The loss to Croatia on Friday was just the latest setback on the world stage. Why is the defeat on Friday so painful? Every Brazil defeat is mindnumbing. It feels like the end of the world, more like a death in the family. After all, they are perennial favourites who are expected to win every tournament. That’s the burden of being Brazil, a country where football is an integral part of the social fabric.

Brazil are the most successful team with five World Cups. Jules Rimet Trophy belongs to them after winning it for the third time in 1970. They have won the new FIFA trophy twice: in 1994 and 2002. So they are among the favourites whenever a World Cup comes around.

This year was different. Even rivals admit that Brazil were the best team in Qatar. It was not a side solely dependent on Neymar. They had a galaxy of stars and like-for-like replacements in every position, including the goal. None of the other 31 teams can boast of such strength and depth.

Brazil’s Neymar celebrates after scoring the opening goal against Croatia in the FIFA World Cup Qatar 2022 quarterfinal football match at the Education City Stadium in Al Rayyan, west of Doha, on December 9, 2022. That was the solitary moment of Samba magic in 120 minutes. Image Credit: AP

How Croatia outfoxed Brazil

Then how did Brazil lose? A powerful team doesn’t automatically translate into victories. That’s what Croatia showed us. Even the most skilful players can be neutralised with the right tactics. All you need is a plan, a good strategy. Like coach Zlato Dalic’s. And the players to execute it.

Josip Juranovic, Josko Gvardiol, Dejan Lovren and Borna Sosa did just that, frustrating Vinicius, Richarlison and Raphinha. When they were beaten, goalkeeper Dominik Livakovic loomed like an albatross, blocking 11 shots on targets. Only Neymar eluded Sosa’s attention and found Livakovic’s net. That was sensational. Brazil needed more of that magic, but Croatia wouldn’t allow that.

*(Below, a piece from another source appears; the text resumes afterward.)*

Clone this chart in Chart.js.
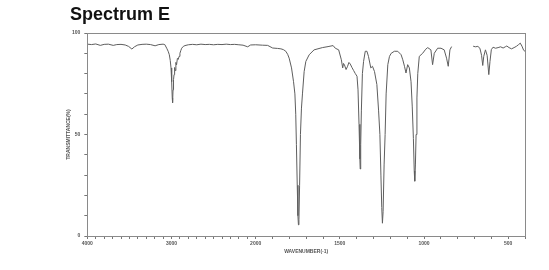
<!DOCTYPE html>
<html>
<head>
<meta charset="utf-8">
<script src="https://cdn.jsdelivr.net/npm/chart.js@4.4.1/dist/chart.umd.min.js"></script>
<style>
  body { margin: 0; background: #fff; }
  #wrap { position: relative; width: 549px; height: 270px; }
  #irChart { position: absolute; left: 0; top: 0; }
  #title { position: absolute; left: 70px; top: 5px; font: bold 18px/18px "Liberation Sans", Arial, sans-serif; color: #111; }
</style>
</head>
<body>
<div id="wrap">
  <canvas id="irChart" width="549" height="270"></canvas>
  <div id="title">Spectrum E</div>
</div>
<script>
/* IR spectrum. x scale changes at 2000 cm-1 (like the SDBS plots) */

const wavenumbers = [
  4000, 3950, 3900, 3846, 3800, 3750, 3692, 3650, 3600, 3550, 3510, 3471, 3440, 3400,
  3350, 3300, 3250, 3195, 3150, 3100, 3080, 3057, 3040, 3026, 3015, 3006, 2998, 2991,
  2987, 2982, 2976, 2970, 2963, 2956, 2948, 2940, 2930, 2920, 2910, 2900, 2890, 2879,
  2860, 2840, 2800, 2750, 2700, 2650, 2600, 2550, 2500, 2450, 2400, 2350, 2300, 2250,
  2200, 2150, 2095, 2060, 2000, 1960, 1929, 1899, 1870, 1850, 1835, 1821, 1810, 1801,
  1787, 1775, 1767, 1762, 1758, 1753, 1749, 1746, 1743, 1739, 1734, 1728, 1722, 1712,
  1702, 1682, 1653, 1604, 1570, 1540, 1527, 1507, 1491, 1483, 1478, 1473, 1463, 1454,
  1446, 1438, 1428, 1418, 1408, 1398, 1392, 1386, 1381, 1379, 1376, 1372, 1366, 1359,
  1349, 1339, 1330, 1316, 1306, 1294, 1280, 1270, 1262, 1256, 1251, 1247, 1243, 1237,
  1231, 1225, 1215, 1205, 1195, 1176, 1156, 1136, 1126, 1116, 1107, 1097, 1087, 1077,
  1070, 1063, 1058, 1055, 1051, 1047, 1042, 1037, 1028, 1008, 990, 978, 959, 949,
  939, 919, 899, 880, 866, 856, 846, 836, 770, 708, 695, 680, 668, 658,
  651, 645, 635, 625, 615, 608, 600, 590, 575, 560, 545, 530, 515, 508,
  495, 480, 465, 450, 438, 428, 418, 408, 400
];

const transmittance = [
  94.5, 94.3, 94.6, 93.9, 94.4, 94.5, 93.9, 94.3, 94.4, 94.1, 93.4, 92.1, 93.2, 94.1,
  94.4, 94.5, 94.3, 93.7, 94.3, 94.5, 94.3, 92.5, 91.0, 89.3, 86.5, 82.8, 76, 68,
  65.7, 72, 77, 79.5, 83, 81.5, 85.5, 84.3, 87.5, 87, 88.5, 90, 91.3, 92.5,
  93.4, 93.8, 94.2, 94.4, 94.2, 94.5, 94.3, 94.4, 94.2, 94.4, 94.3, 94.5, 94.3, 94.4,
  94.2, 94.0, 93.2, 94.1, 94.2, 94.0, 93.9, 92.6, 92.4, 92.2, 91.8, 91.0, 89.5, 87.6,
  82.8, 76, 70, 60, 45, 25, 10, 5.5, 8, 25, 50, 63, 70, 81,
  86, 89.3, 91.7, 92.8, 93.3, 93.8, 92.5, 91.7, 86.8, 82.8, 85, 84.4, 82, 83.6,
  85.5, 84.7, 83, 81.5, 80, 78.7, 72, 55, 38, 33, 45, 62, 80, 86,
  91, 91, 88.5, 82.8, 83.6, 81, 74.6, 62, 50, 30, 14, 6.3, 12, 35,
  50, 70, 84.4, 88.5, 90, 91, 91, 89.3, 86.8, 83.6, 80.3, 84.4, 82.8, 76,
  64, 48, 32, 27, 35, 50, 68, 80, 88.5, 90, 92, 92.8, 91.7, 84.4,
  90, 92.5, 92.5, 91.7, 87.6, 83.6, 91.7, 93.3, null, 93.5, 93.2, 93.4, 92.5, 89,
  84, 88.5, 91.7, 89, 79.5, 86, 91.8, 93, 92.5, 92.8, 93.2, 92.6, 93.3, 93.6,
  92.8, 92.2, 92.8, 93.5, 94.3, 95, 93.5, 91.5, 91
];

const xTickLabels = [4000, 3000, 2000, 1500, 1000, 500];
const yTickLabels = [0, 50, 100];

// 4000-2000 at one step, 2000-400 at double scale
function axisPos(wn) {
  return wn >= 2000 ? (4000 - wn) / 1000 : 2 + (2000 - wn) / 500;
}
function axisWn(p) {
  return p <= 2 ? 4000 - p * 1000 : 2000 - (p - 2) * 500;
}

const frame = {
  id: 'frame',
  afterDraw(chart) {
    const a = chart.chartArea;
    const ctx = chart.ctx;
    ctx.save();
    ctx.strokeStyle = '#8a8a8a';
    ctx.lineWidth = 1;
    ctx.strokeRect(Math.round(a.left) + 0.5, Math.round(a.top) + 0.5,
                   Math.round(a.right - a.left), Math.round(a.bottom - a.top));
    ctx.restore();
  }
};

Chart.defaults.font.family = '"Liberation Sans", Arial, sans-serif';

new Chart(document.getElementById('irChart'), {
  type: 'line',
  data: {
    datasets: [{
      data: wavenumbers.map((wn, i) => ({ x: axisPos(wn), y: transmittance[i] })),
      borderColor: '#5e5e5e',
      borderWidth: 1,
      pointRadius: 0,
      tension: 0,
      spanGaps: false,
      fill: false
    }]
  },
  options: {
    responsive: false,
    animation: false,
    layout: { padding: { left: 66, right: 24, top: 33, bottom: 15 } },
    plugins: { legend: { display: false }, tooltip: { enabled: false } },
    scales: {
      x: {
        type: 'linear',
        min: 0,
        max: axisPos(400),
        afterBuildTicks(scale) {
          const t = [];
          for (let wn = 4000; wn >= 400; wn -= 100) t.push({ value: axisPos(wn) });
          scale.ticks = t;
        },
        ticks: {
          autoSkip: false,
          maxRotation: 0,
          padding: 2,
          font: { size: 5, weight: 'bold' },
          color: '#555',
          callback(value) {
            const wn = Math.round(axisWn(value));
            return xTickLabels.includes(wn) ? String(wn) : '';
          }
        },
        grid: { drawOnChartArea: false, tickLength: 3, tickColor: '#777' },
        border: { color: '#8a8a8a' },
        title: { display: true, text: 'WAVENUMBER(-1)', font: { size: 5, weight: 'bold' }, color: '#555', padding: 0 }
      },
      y: {
        min: 0,
        max: 100,
        ticks: {
          stepSize: 10,
          padding: 4,
          font: { size: 5, weight: 'bold' },
          color: '#555',
          callback(value) {
            return yTickLabels.includes(value) ? String(value) : '';
          }
        },
        grid: { drawOnChartArea: false, tickLength: 3, tickColor: '#777' },
        border: { color: '#8a8a8a' },
        title: { display: true, text: 'TRANSMITTANCE(%)', font: { size: 5, weight: 'bold' }, color: '#555', padding: { top: 0, bottom: -4 } }
      }
    }
  },
  plugins: [frame]
});
</script>
</body>
</html>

Penalties are anybody’s game. It’s Croatia’s game. When they have Livakovic, Croatia aren’t worried. All they had to do was to convert their kicks, and that’s what they did. And Brazil didn’t.

So I don’t grudge the Croatia win. They may not have played attractive football. Maybe they didn’t play at all, but they did enough to win. That’s what matters in tournaments. And Brazil can’t complain.

Their 1994 triumph too was built on a shootout in the final. Italy’s Divine Ponytail Roberto Baggio sent his spot-kick soaring into the sky, and the Brazilians danced the night away.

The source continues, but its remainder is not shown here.